You’re an aspiring model dispatched to a Red Sox game to ask good citizens to step up and save the life of a child. Your clothes? Short skirts, lab coat, and purple hair. You get $75 per hour and exposure at a premium sports marketing event. The sponsor gets access to a population of potential bone marrow donors that wouldn’t set foot inside of a hospital.
Gimmicky? Sure. But sports marketing is rife with such gimmicks. This is tame by many other standards.
It’s an idea that, by all accounts, worked well for UMass Memorial for over a year.
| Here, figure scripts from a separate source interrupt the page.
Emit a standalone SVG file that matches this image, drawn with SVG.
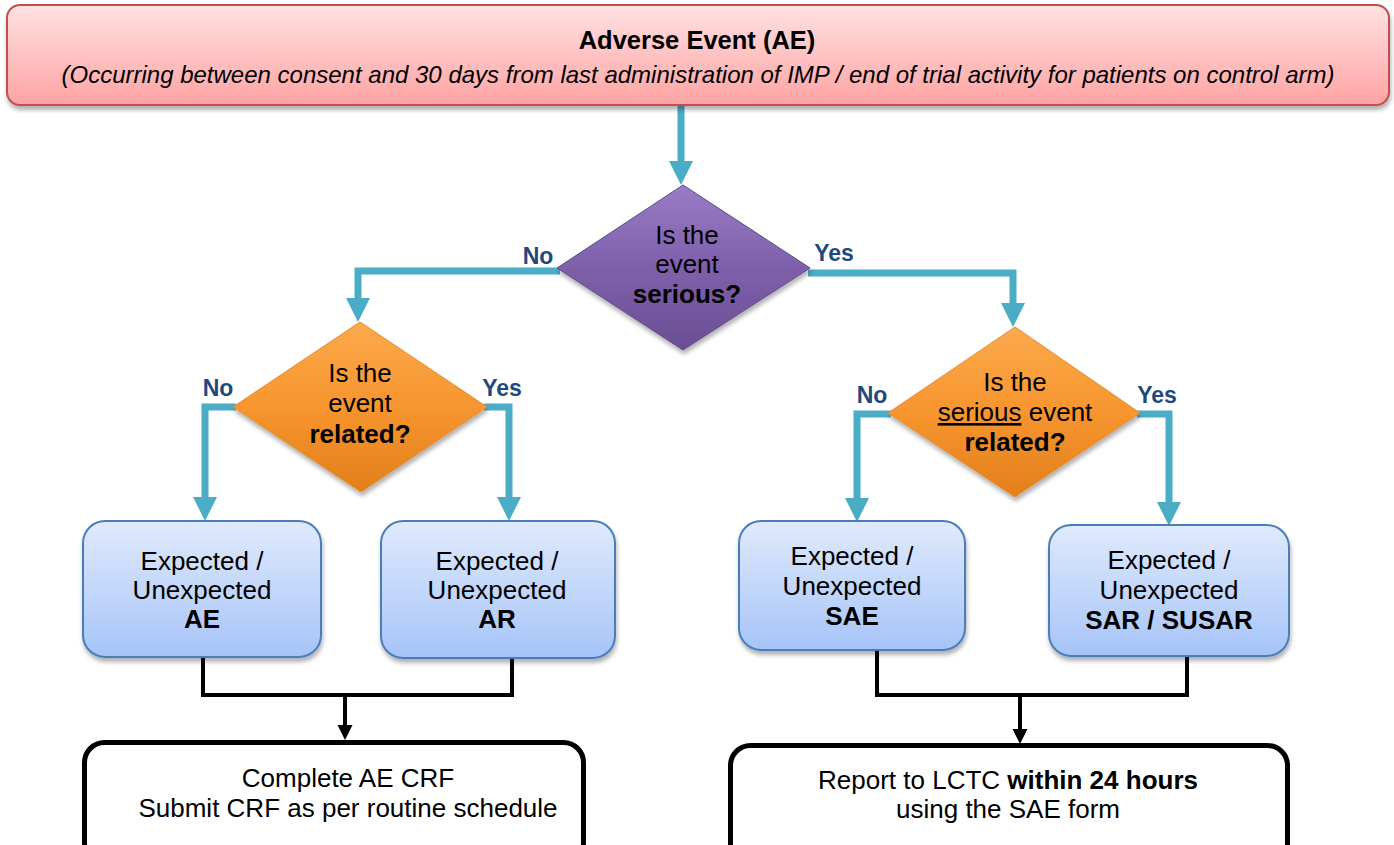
<svg xmlns="http://www.w3.org/2000/svg" width="1394" height="845" viewBox="0 0 1394 845">
<style>
text{font-family:"Liberation Sans",Arial,sans-serif;fill:#000;text-anchor:middle}
.t26{font-size:26px}
.b{font-weight:bold}
.lbl{font-size:23px;font-weight:bold;fill:#1F497D}
.teal{fill:none;stroke:#4BACC6;stroke-width:7}
.blk{fill:none;stroke:#000;stroke-width:4}
.blue{fill:url(#gBlue);stroke:#4A7EBB;stroke-width:2}
.orange{fill:url(#gOrange);stroke:#E98A2C;stroke-width:1}
.end{fill:#fff;stroke:#000;stroke-width:5}
</style>
<defs>
<linearGradient id="gRed" x1="0" y1="0" x2="0" y2="1"><stop offset="0" stop-color="#FFE2E2"/><stop offset="1" stop-color="#FFA3A3"/></linearGradient>
<linearGradient id="gBlue" x1="0" y1="0" x2="0" y2="1"><stop offset="0" stop-color="#E0EAFC"/><stop offset="1" stop-color="#A6C4F8"/></linearGradient>
<linearGradient id="gPurple" x1="0" y1="0" x2="0" y2="1"><stop offset="0" stop-color="#9A7CC6"/><stop offset="0.5" stop-color="#7E60AA"/><stop offset="1" stop-color="#6A4E95"/></linearGradient>
<linearGradient id="gOrange" x1="0" y1="0" x2="0" y2="1"><stop offset="0" stop-color="#FBAA4C"/><stop offset="0.5" stop-color="#F7952F"/><stop offset="1" stop-color="#E27F1C"/></linearGradient>
<filter id="sh" x="-10%" y="-10%" width="120%" height="130%"><feDropShadow dx="1" dy="4" stdDeviation="2" flood-color="#000" flood-opacity="0.3"/></filter>
<marker id="aTeal" viewBox="0 0 10 10" refX="0" refY="5" markerUnits="userSpaceOnUse" markerWidth="24" markerHeight="24" orient="auto"><path d="M0,0 L10,5 L0,10 z" fill="#4BACC6"/></marker>
<marker id="aBlk" viewBox="0 0 10 10" refX="0" refY="5" markerUnits="userSpaceOnUse" markerWidth="15" markerHeight="16" orient="auto"><path d="M0,0 L10,5 L0,10 z" fill="#000"/></marker>
</defs>
<rect width="1394" height="845" fill="#fff"/>
<g id="connectors">
<path class="teal" d="M681,106 V161" marker-end="url(#aTeal)"/>
<path class="teal" d="M560,271 H358 V298" marker-end="url(#aTeal)"/>
<path class="teal" d="M808,273 H1013 V303" marker-end="url(#aTeal)"/>
<path class="teal" d="M236,407 H205 V497" marker-end="url(#aTeal)"/>
<path class="teal" d="M484,407 H509 V497" marker-end="url(#aTeal)"/>
<path class="teal" d="M891,414 H857 V498" marker-end="url(#aTeal)"/>
<path class="teal" d="M1137,414 H1169 V502" marker-end="url(#aTeal)"/>
<path class="blk" d="M203,657 V695 H512 V658"/>
<path class="blk" d="M345,695 V725" marker-end="url(#aBlk)"/>
<path class="blk" d="M877,650 V695 H1187 V656"/>
<path class="blk" d="M1020,695 V729" marker-end="url(#aBlk)"/>
</g>
<g id="ae-start">
<rect x="7" y="5" width="1382" height="100" rx="13" fill="url(#gRed)" stroke="#C0504D" stroke-width="2" filter="url(#sh)"/>
<text x="697" y="49" class="b" font-size="25.5">Adverse Event (AE)</text>
<text x="698" y="83" font-size="24" font-style="italic">(Occurring between consent and 30 days from last administration of IMP / end of trial activity for patients on control arm)</text>
</g>
<g id="serious-decision">
<polygon points="683,185 810,268 683,350 557,268" fill="url(#gPurple)" stroke="#5F4B8B" stroke-width="1" filter="url(#sh)"/>
<text x="687" y="244" class="t26">Is the</text>
<text x="687" y="273" class="t26">event</text>
<text x="687" y="303" class="t26 b">serious?</text>
<text x="538" y="264" class="lbl">No</text>
<text x="834" y="261" class="lbl">Yes</text>
</g>
<g id="related-decision">
<polygon points="360,322 487,407 361,492 233,407" class="orange" filter="url(#sh)"/>
<text x="360" y="382" class="t26">Is the</text>
<text x="360" y="412" class="t26">event</text>
<text x="360" y="443" class="t26 b">related?</text>
<text x="218" y="396" class="lbl">No</text>
<text x="502" y="396" class="lbl">Yes</text>
</g>
<g id="serious-related-decision">
<polygon points="1015,327 1140,413 1015,497 888,413" class="orange" filter="url(#sh)"/>
<text x="1015" y="391" class="t26">Is the</text>
<text x="1015" y="421" class="t26"><tspan text-decoration="underline">serious</tspan> event</text>
<text x="1015" y="451" class="t26 b">related?</text>
<text x="872" y="403" class="lbl">No</text>
<text x="1157" y="403" class="lbl">Yes</text>
</g>
<g id="ae">
<rect x="83" y="521" width="238" height="136" rx="22" class="blue" filter="url(#sh)"/>
<text x="202" y="570" class="t26">Expected /</text>
<text x="202" y="599" class="t26">Unexpected</text>
<text x="202" y="628" class="t26 b">AE</text>
</g>
<g id="ar">
<rect x="381" y="521" width="234" height="137" rx="22" class="blue" filter="url(#sh)"/>
<text x="497" y="570" class="t26">Expected /</text>
<text x="497" y="599" class="t26">Unexpected</text>
<text x="497" y="628" class="t26 b">AR</text>
</g>
<g id="sae">
<rect x="739" y="521" width="226" height="129" rx="22" class="blue" filter="url(#sh)"/>
<text x="852" y="565" class="t26">Expected /</text>
<text x="852" y="595" class="t26">Unexpected</text>
<text x="852" y="625" class="t26 b">SAE</text>
</g>
<g id="sar-susar">
<rect x="1049" y="525" width="240" height="131" rx="22" class="blue" filter="url(#sh)"/>
<text x="1169" y="569" class="t26">Expected /</text>
<text x="1169" y="599" class="t26">Unexpected</text>
<text x="1169" y="629" class="t26 b">SAR / SUSAR</text>
</g>
<g id="complete-crf">
<rect x="84.5" y="742.5" width="499" height="120" rx="20" class="end"/>
<text x="348" y="787" class="t26">Complete AE CRF</text>
<text x="348" y="817" class="t26">Submit CRF as per routine schedule</text>
</g>
<g id="report-lctc">
<rect x="730.5" y="745.5" width="557" height="120" rx="20" class="end"/>
<text x="1008" y="789" class="t26">Report to LCTC <tspan class="b">within 24 hours</tspan></text>
<text x="1008" y="818" class="t26">using the SAE form</text>
</g>
</svg>
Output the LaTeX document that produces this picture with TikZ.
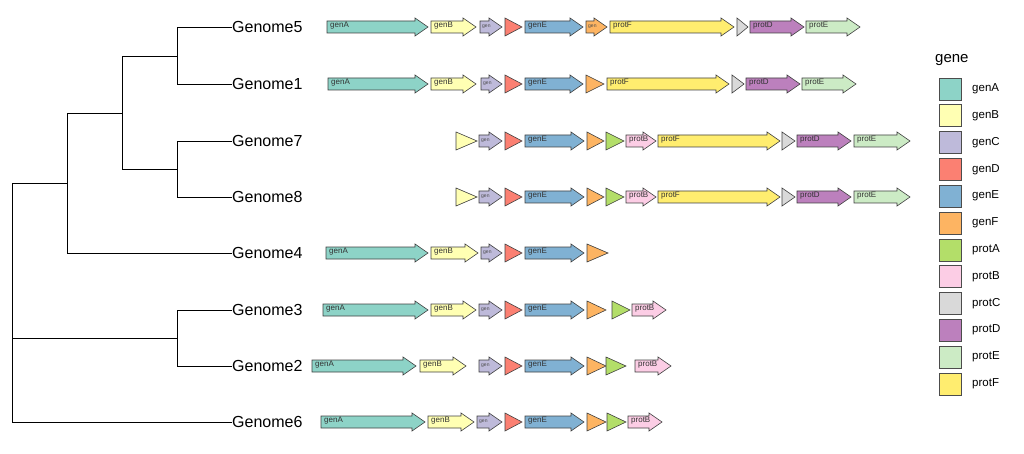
\documentclass[tikz,border=0pt]{standalone}
\usepackage{fontspec}
\setmainfont{Liberation Sans}
\definecolor{genA}{HTML}{8DD3C7}\definecolor{genB}{HTML}{FFFFB3}\definecolor{genC}{HTML}{BEBADA}
\definecolor{genD}{HTML}{FB8072}\definecolor{genE}{HTML}{80B1D3}\definecolor{genF}{HTML}{FDB462}
\definecolor{protA}{HTML}{B3DE69}\definecolor{protB}{HTML}{FCCDE5}\definecolor{protC}{HTML}{D9D9D9}
\definecolor{protD}{HTML}{BC80BD}\definecolor{protE}{HTML}{CCEBC5}\definecolor{protF}{HTML}{FFED6F}
\newcommand{\genearrow}[5]{%
  \pgfmathsetmacro{\hl}{min(13,#2-#1)}%
  \pgfmathsetmacro{\hx}{#2-\hl}%
  \draw[fill=#4,draw=black!75,line width=0.6pt] (#1,#3-6) -- (\hx,#3-6) -- (\hx,#3-9) -- (#2,#3) -- (\hx,#3+9) -- (\hx,#3+6) -- (#1,#3+6) -- cycle;
  \node[anchor=west,font=\fontsize{8}{8}\selectfont,inner sep=0pt,text=black!80] at (#1+3,#3-1) {#5};}
\newcommand{\tinygene}[4]{%
  \pgfmathsetmacro{\hl}{min(13,#2-#1)}%
  \pgfmathsetmacro{\hx}{#2-\hl}%
  \draw[fill=#4,draw=black!75,line width=0.6pt] (#1,#3-6) -- (\hx,#3-6) -- (\hx,#3-9) -- (#2,#3) -- (\hx,#3+9) -- (\hx,#3+6) -- (#1,#3+6) -- cycle;
  \node[anchor=west,font=\fontsize{5}{5}\selectfont,inner sep=0pt,text=black!70] at (#1+2,#3) {gen};}
\newcommand{\tri}[4]{%
  \draw[fill=#4,draw=black!75,line width=0.6pt] (#1,#3-9) -- (#2,#3) -- (#1,#3+9) -- cycle;}
\begin{document}
\begin{tikzpicture}[x=1pt,y=-1pt,
  lab/.style={anchor=west,font=\fontsize{16}{16}\selectfont,inner sep=0pt},
  tree/.style={line width=0.9pt}]
\useasboundingbox (0,0) rectangle (1024,454);
% tree
\foreach \n/\y in {5/27,1/84,7/141,8/197,4/253,3/310,2/366,6/422}
  \node[lab] (g\n) at (232,\y) {Genome\n};
\draw[tree] (g5.west) -- (177,27) -- (177,84) -- (g1.west);
\draw[tree] (g7.west) -- (177,141) -- (177,197) -- (g8.west);
\draw[tree] (177,56) -- (122,56) -- (122,169) -- (177,169);
\draw[tree] (122,113) -- (67,113) -- (67,253) -- (g4.west);
\draw[tree] (g3.west) -- (177,310) -- (177,366) -- (g2.west);
\draw[tree] (177,338) -- (12,338);
\draw[tree] (67,183) -- (12,183) -- (12,422) -- (g6.west);
% Genome5
\genearrow{327}{428}{27}{genA}{genA}\genearrow{431}{476}{27}{genB}{genB}\tinygene{480}{502}{27}{genC}
\tri{505}{522}{27}{genD}\genearrow{525}{583}{27}{genE}{genE}\tinygene{586}{607}{27}{genF}
\genearrow{610}{734}{27}{protF}{protF}\tri{737}{748}{27}{protC}\genearrow{750}{804}{27}{protD}{protD}\genearrow{806}{860}{27}{protE}{protE}
% Genome1
\genearrow{328}{428}{84}{genA}{genA}\genearrow{431}{476}{84}{genB}{genB}\tinygene{481}{502}{84}{genC}
\tri{505}{522}{84}{genD}\genearrow{525}{583}{84}{genE}{genE}\tri{586}{604}{84}{genF}
\genearrow{607}{729}{84}{protF}{protF}\tri{732}{744}{84}{protC}\genearrow{746}{800}{84}{protD}{protD}\genearrow{802}{856}{84}{protE}{protE}
% Genome7, 8
\foreach \y in {141,197}{
\tri{456}{477}{\y}{genB}\tinygene{479}{502}{\y}{genC}\tri{505}{522}{\y}{genD}\genearrow{525}{584}{\y}{genE}{genE}
\tri{587}{604}{\y}{genF}\tri{606}{624}{\y}{protA}\genearrow{626}{656}{\y}{protB}{protB}
\genearrow{658}{780}{\y}{protF}{protF}\tri{782}{795}{\y}{protC}\genearrow{797}{851}{\y}{protD}{protD}\genearrow{854}{910}{\y}{protE}{protE}}
% Genome4
\genearrow{326}{428}{253}{genA}{genA}\genearrow{431}{478}{253}{genB}{genB}\tinygene{481}{502}{253}{genC}
\tri{505}{522}{253}{genD}\genearrow{525}{584}{253}{genE}{genE}\tri{587}{608}{253}{genF}
% Genome3
\genearrow{323}{428}{310}{genA}{genA}\genearrow{431}{476}{310}{genB}{genB}\tinygene{479}{502}{310}{genC}
\tri{505}{522}{310}{genD}\genearrow{525}{584}{310}{genE}{genE}\tri{587}{606}{310}{genF}
\tri{612}{630}{310}{protA}\genearrow{632}{666}{310}{protB}{protB}
% Genome2
\genearrow{312}{416}{366}{genA}{genA}\genearrow{420}{466}{366}{genB}{genB}\tinygene{479}{502}{366}{genC}
\tri{505}{522}{366}{genD}\genearrow{525}{584}{366}{genE}{genE}\tri{587}{606}{366}{genF}
\tri{606}{626}{366}{protA}\genearrow{635}{671}{366}{protB}{protB}
% Genome6
\genearrow{321}{425}{422}{genA}{genA}\genearrow{428}{474}{422}{genB}{genB}\tinygene{477}{502}{422}{genC}
\tri{505}{522}{422}{genD}\genearrow{525}{584}{422}{genE}{genE}\tri{587}{606}{422}{genF}
\tri{607}{626}{422}{protA}\genearrow{628}{662}{422}{protB}{protB}
% legend
\node[anchor=west,font=\fontsize{15}{15}\selectfont,inner sep=0pt] (title) at (935,60) {gene};
\foreach \g [count=\i from 0] in {genA,genB,genC,genD,genE,genF,protA,protB,protC,protD,protE,protF}{
  \pgfmathsetmacro{\yy}{89+\i*26.8}
  \draw[fill=\g,draw=black!70,line width=0.6pt] (939,\yy-11) rectangle (961,\yy+11);
  \node[anchor=west,font=\fontsize{11.5}{11.5}\selectfont,inner sep=0pt] at (972,\yy) {\g};}
\end{tikzpicture}
\end{document}
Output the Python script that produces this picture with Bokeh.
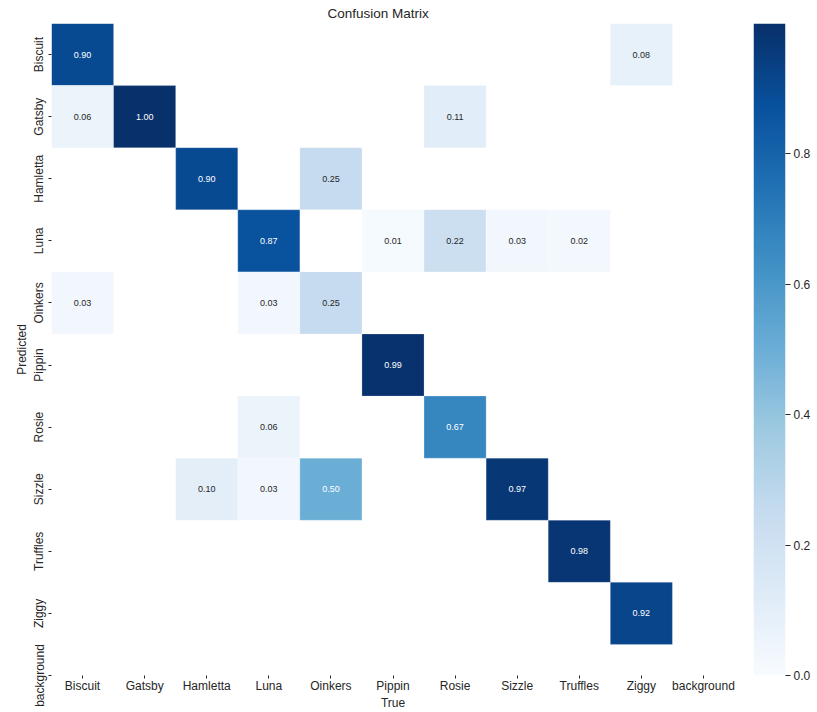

It is also an idea, unfortunately, that has garnered the attention of the New Hampshire and Massachusetts State Attorney General Offices and has forced the UMass Memorial CEO to denounce the practice in the Boston Globe.
The pricing of the donor tests, to be sure, was understated and problematic, but what caught my eye was the statement by CEO John O’Brien:
“Let me say right from the start that the use of professional models for marketing purposes here was not appropriate for an academic health care organization like ours, which holds itself to the highest standards.”
What I thought was interesting was how quickly Mr. O’Brien distanced himself from this program, rather than defending it. Presumably it worked and it worked well – however crass it seems in the light of day, the idea was green lighted by someone there.
While Mr. O’Brien seems to be scapegoating marketing here, I think that’s a red herring. If UMass had a strong brand manual, a strong sense of standards, and a rigorous application of the brand identity, it would never have undertaken marketing that was so antithetical to its standards. It is my guess that instead of marketing being the problem, it was the novelty of the concept that sold it and persuaded UMass to give it a try. That it continued was because it was successful. That they are embarrassed about it is their own fault.
I don’t think you can have it both ways: either play it safe from the start or go for it and defend the program saying, “We understand some people may not like this, but the fact is we had a 200% increase [made-up number] in bone marrow registrants which we expect will save 10 [made up number again] lives in the next 2 years. We’re sorry some people don’t like it, but we’re doing it for those 10 families who will continue to be families because of the decisions we made with this program.”
That would be preferable to the duck and cover strategy which, let’s face it, never serves hospitals well.
Update: It is unclear who did the work – one article posits a Boston agency – but Candance Quinn defends the bone marrow program on Health Leaders.